Musicisti, poeti, viaggiatori, artisti e calciatori, è la parte sognante in ognuno di noi, quella che ci fa sentire tutti una cosa sola, ogni volta Patria. Così, venendo al giornale a piedi, oggi mi sentivo col cuore monco. A Bergamo, che è la mia città, non suona nessuno, né lungo via Venti Settembre, né sul Sentierone. Stasera non ci saranno concerti e sembra di essere in un altro posto al mondo, in uno di quei luoghi tristi tristi, nel gelo, ai confini col ghiaccio. Non qui, ora che siamo al sole di fine maggio, che è il mese del cielo, delle stelle e delle feste dove andare a guardarle.
Canzoni e poesie, parole d’amore, spesso scritte alla compagna di banco su un bigliettino volante. Durante la terza ora, con la bic nera, due frasi messe in fila, in mezzo a migliaia di cuori. Passa di mano in mano, arriva a lei, che diventa rossa in viso, poi si mette a ridere, dicendomi “sei scemo”. Il solo luogo possibile è la scuola, le aule sudate in primavera, che mancano da morire al mio Vinicio, che si allunga ogni giorno perché va così quando si hanno da compiere quattordici meravigliosi anni. Avrebbe dovuto fare gli esami, qualcosa che ognuno di noi, almeno una volta al mese, ha bisogno di ricordare. Sarebbe stato mano nella mano alla sua bella, appena prima dell’interrogazione. Ma oggi le sue medie, come tutte le altre, hanno il cancello serrato e chissà quando riapriranno.
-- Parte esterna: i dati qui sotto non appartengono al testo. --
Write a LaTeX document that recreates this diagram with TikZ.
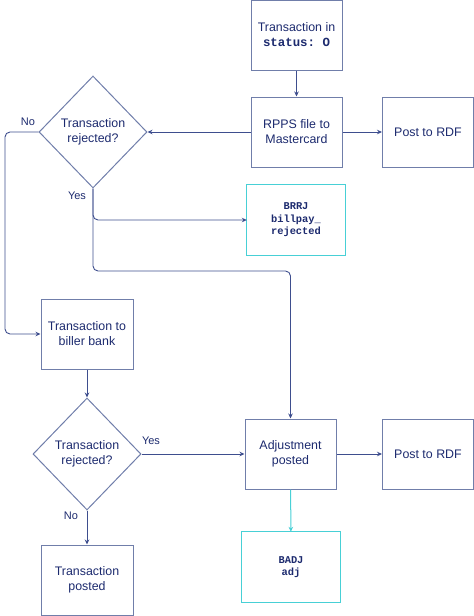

E poi, chiusi i libri, viaggiare. Che è un’altra cosa che sta nei nostri cuori perché l’Italia è uno stivale pieno di caramelle. C’è Città Alta, che è un capolavoro, ma pure Bologna con i suoi portici, Verona con Romeo e Giulietta affacciati sul balcone, Venezia con i suoi canali. Inizia giugno e la mia Panda va su e giù, a zig zag, a Genova con Zeno, tra i pesci dell’acquario, poi Livorno, l’hotel Amico Fritz, il porto e la sua gente, poi, di nuovo di là, in Riviera con mia nonna, io e lei su una panchina di Zadina di Cesenatico a mangiare un gelato subito dopo le preghiere della sera. Le luci a Roma, il mare a Napoli, l’intera Sicilia delle arance, il battello preso al volo per bersi un mirto in Sardegna, a Palau, che somiglia un sacco a come io mi immagino sia il paradiso. Vedremo, quest’estate potrebbe essere diverso, potremmo essere solo una regione. Senza più essere Patria.
Non ci sarà Marcel, monopattino, clave e migliaia di sorrisi in Piazza Vecchia, non ci sarà l’allegra settimana tra i tendoni del circo di Cecilia e Nicola. Gli spettacoli sono rimandati a data da destinarsi, gli artisti sono l’ultimo dei pensieri in testa ai nostri governanti, poco importa se non sanno come fare ad andare avanti. Loro, ma anche noi calciatori, che giochiamo per divertirci nei tornei notturni, testa, tacco, rovesciata, tripletta del Peso. Appuntamento all’anno prossimo, sperando che re Giorgio non metta addosso troppi chili.
Io non sono un regnante, ma un giornalista, non ho soluzioni, solo domande. E allora io chiedo al nostro governo, che ha riaperto le fabbriche, i ristoranti, i parrucchieri e i bar, di trovare il modo di far ripartire anche i musicisti, i poeti, i viaggiatori, gli artisti e i calciatori, la nostra Patria.